▸ Written task
Track down the lines that contain "this" and copy them.

▸ Record extracts
▼▼▼
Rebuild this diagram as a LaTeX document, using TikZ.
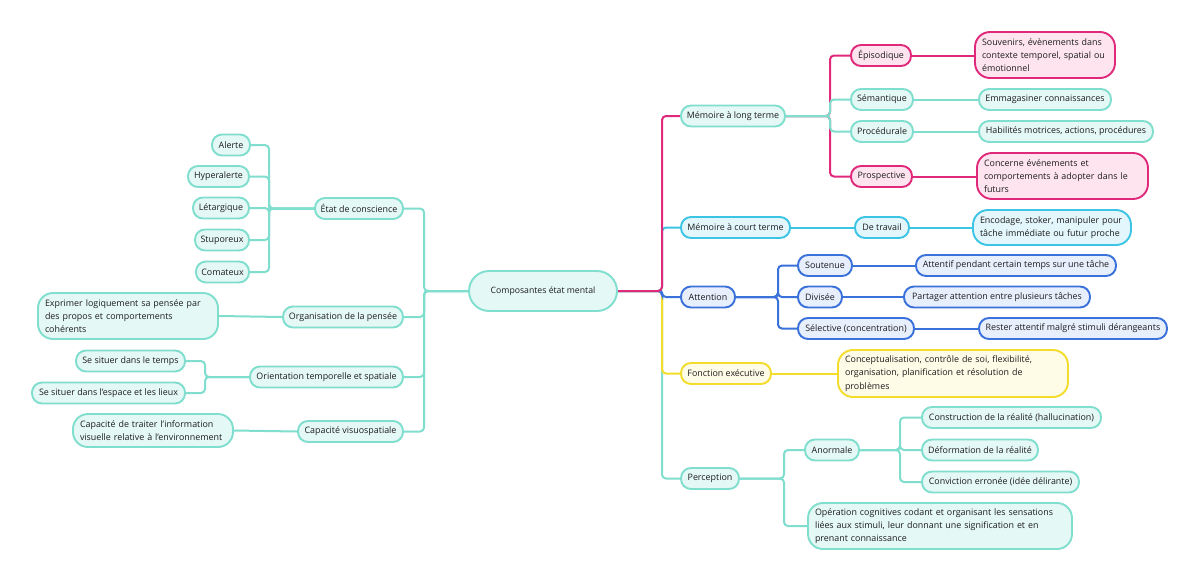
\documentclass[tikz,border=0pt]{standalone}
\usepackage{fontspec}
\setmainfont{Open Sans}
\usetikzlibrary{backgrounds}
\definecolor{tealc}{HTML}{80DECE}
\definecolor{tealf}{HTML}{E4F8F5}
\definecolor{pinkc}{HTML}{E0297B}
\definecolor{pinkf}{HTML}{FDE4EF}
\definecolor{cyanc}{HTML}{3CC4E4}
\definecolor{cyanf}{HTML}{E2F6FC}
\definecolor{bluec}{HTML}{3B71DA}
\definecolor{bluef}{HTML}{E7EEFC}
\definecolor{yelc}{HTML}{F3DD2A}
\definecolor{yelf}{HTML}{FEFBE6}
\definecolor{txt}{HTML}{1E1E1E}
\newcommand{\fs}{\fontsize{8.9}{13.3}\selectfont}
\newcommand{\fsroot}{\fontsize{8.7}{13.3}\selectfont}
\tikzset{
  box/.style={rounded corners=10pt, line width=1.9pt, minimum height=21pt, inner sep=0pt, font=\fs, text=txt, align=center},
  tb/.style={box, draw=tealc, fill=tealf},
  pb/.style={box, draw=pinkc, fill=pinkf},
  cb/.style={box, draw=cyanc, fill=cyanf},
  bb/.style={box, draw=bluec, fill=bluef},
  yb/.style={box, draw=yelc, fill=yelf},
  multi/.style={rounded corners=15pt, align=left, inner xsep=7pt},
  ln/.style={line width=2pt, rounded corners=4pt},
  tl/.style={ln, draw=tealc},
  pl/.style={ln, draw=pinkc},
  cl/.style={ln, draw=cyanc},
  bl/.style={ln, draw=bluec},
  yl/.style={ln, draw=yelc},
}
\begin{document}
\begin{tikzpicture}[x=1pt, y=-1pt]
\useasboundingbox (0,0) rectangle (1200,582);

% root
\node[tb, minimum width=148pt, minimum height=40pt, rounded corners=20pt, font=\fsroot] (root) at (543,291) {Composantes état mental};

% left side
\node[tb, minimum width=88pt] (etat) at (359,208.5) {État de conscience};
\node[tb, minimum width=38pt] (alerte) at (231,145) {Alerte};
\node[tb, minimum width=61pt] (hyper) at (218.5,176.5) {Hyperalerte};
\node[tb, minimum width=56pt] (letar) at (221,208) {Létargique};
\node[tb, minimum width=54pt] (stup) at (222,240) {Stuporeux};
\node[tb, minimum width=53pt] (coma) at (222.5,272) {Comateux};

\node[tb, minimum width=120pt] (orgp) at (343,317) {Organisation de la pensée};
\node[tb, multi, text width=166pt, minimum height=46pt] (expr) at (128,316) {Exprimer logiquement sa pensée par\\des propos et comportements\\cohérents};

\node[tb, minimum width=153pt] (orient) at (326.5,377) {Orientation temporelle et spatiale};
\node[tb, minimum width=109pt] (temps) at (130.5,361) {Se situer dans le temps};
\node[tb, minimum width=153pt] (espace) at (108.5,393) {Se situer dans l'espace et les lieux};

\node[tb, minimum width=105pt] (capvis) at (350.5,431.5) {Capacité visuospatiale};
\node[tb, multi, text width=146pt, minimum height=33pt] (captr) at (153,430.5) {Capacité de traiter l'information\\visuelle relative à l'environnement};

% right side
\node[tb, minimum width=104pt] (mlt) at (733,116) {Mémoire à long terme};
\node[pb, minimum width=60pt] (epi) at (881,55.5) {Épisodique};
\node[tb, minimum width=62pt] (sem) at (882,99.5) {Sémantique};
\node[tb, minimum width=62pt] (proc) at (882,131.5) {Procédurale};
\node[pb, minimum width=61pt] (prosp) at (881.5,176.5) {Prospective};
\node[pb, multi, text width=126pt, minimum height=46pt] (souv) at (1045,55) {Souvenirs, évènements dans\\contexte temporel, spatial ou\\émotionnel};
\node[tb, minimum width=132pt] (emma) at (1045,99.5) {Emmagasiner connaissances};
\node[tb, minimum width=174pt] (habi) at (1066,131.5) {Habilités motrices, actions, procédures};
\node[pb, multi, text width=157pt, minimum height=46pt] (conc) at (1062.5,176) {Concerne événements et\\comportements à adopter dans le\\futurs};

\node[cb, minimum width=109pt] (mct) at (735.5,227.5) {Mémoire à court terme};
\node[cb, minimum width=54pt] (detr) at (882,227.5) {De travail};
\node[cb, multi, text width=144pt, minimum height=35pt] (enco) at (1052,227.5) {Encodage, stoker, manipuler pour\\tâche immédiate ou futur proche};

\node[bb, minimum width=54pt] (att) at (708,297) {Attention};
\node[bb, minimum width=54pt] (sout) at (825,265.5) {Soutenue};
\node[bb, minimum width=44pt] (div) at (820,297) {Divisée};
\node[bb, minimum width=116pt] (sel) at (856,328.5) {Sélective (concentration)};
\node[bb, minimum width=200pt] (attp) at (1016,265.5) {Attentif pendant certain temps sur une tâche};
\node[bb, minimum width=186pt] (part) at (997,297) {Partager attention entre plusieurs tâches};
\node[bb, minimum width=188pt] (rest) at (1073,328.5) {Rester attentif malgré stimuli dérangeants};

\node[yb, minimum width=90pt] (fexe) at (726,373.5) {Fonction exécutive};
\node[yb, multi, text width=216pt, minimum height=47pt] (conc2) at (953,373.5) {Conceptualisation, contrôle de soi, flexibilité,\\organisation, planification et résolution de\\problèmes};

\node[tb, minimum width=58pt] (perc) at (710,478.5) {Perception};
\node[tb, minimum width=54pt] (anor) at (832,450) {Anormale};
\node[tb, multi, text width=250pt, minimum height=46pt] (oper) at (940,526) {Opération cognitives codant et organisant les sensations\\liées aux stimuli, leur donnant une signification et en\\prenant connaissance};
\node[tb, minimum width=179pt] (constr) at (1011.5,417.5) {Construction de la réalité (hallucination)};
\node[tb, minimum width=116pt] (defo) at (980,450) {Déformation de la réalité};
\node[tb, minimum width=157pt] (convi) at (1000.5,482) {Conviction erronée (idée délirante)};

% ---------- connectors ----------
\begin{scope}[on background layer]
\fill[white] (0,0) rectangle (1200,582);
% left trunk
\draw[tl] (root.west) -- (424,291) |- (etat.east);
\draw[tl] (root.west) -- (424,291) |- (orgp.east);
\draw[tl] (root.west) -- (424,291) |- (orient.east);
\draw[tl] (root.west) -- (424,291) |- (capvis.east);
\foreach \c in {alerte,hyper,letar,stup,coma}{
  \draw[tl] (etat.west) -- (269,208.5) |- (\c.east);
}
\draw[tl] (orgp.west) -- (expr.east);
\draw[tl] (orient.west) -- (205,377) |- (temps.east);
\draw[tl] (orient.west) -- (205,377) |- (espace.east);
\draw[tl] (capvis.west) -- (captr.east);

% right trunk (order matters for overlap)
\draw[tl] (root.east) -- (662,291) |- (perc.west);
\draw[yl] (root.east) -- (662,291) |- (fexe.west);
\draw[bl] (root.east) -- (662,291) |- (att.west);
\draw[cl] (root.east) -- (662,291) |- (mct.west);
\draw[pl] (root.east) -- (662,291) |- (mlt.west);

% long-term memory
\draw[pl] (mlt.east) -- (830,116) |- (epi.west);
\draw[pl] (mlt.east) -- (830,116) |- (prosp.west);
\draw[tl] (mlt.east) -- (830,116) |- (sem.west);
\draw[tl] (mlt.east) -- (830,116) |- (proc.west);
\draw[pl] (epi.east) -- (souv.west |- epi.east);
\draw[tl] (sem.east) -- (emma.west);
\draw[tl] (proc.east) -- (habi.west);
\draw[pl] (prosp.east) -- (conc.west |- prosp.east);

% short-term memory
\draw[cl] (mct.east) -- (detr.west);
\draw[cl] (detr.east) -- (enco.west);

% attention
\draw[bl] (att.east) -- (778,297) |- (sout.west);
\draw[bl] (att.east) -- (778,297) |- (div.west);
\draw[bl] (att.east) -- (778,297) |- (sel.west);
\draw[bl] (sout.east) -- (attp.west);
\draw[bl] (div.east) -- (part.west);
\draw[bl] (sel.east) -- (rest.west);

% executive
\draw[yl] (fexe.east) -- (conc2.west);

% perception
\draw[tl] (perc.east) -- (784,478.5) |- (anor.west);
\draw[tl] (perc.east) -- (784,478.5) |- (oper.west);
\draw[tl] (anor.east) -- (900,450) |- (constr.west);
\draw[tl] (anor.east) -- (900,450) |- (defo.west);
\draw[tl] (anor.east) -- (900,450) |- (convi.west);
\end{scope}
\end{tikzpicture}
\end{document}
▲▲▲
▼▼▼
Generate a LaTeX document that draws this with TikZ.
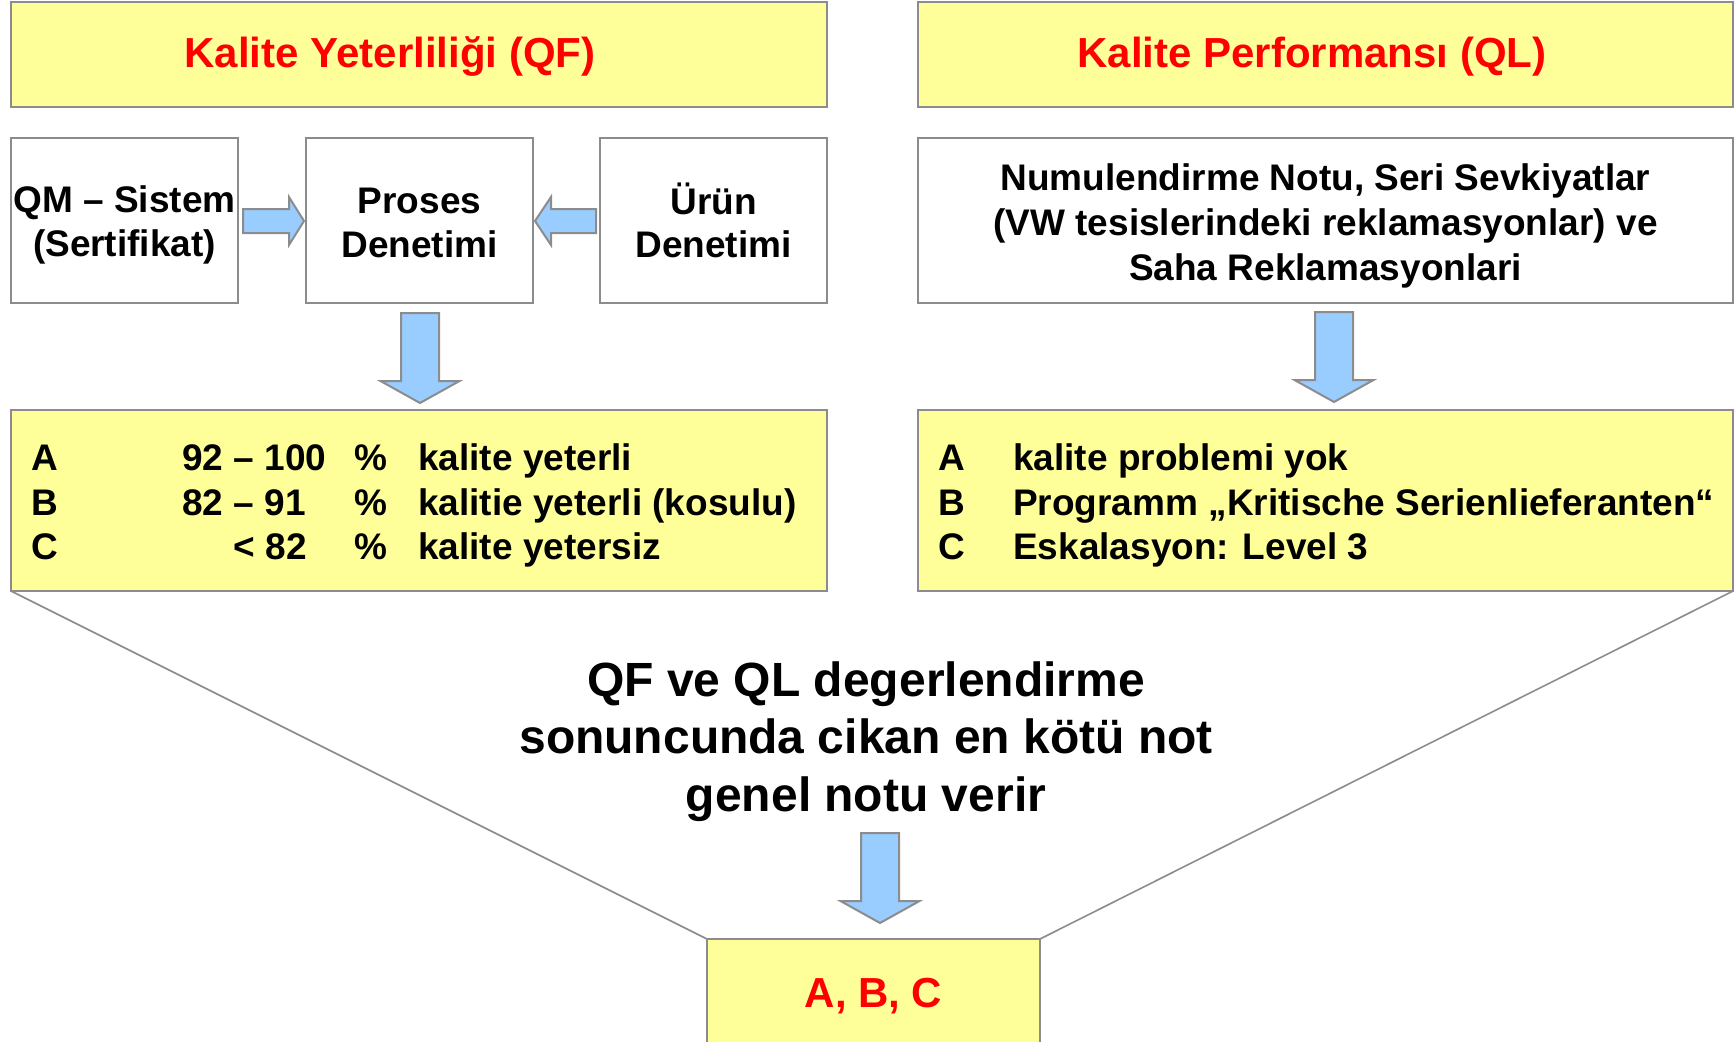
▲▲▲
▸ Response
Rebuild this diagram as a LaTeX document, using TikZ.
Generate a LaTeX document that draws this with TikZ.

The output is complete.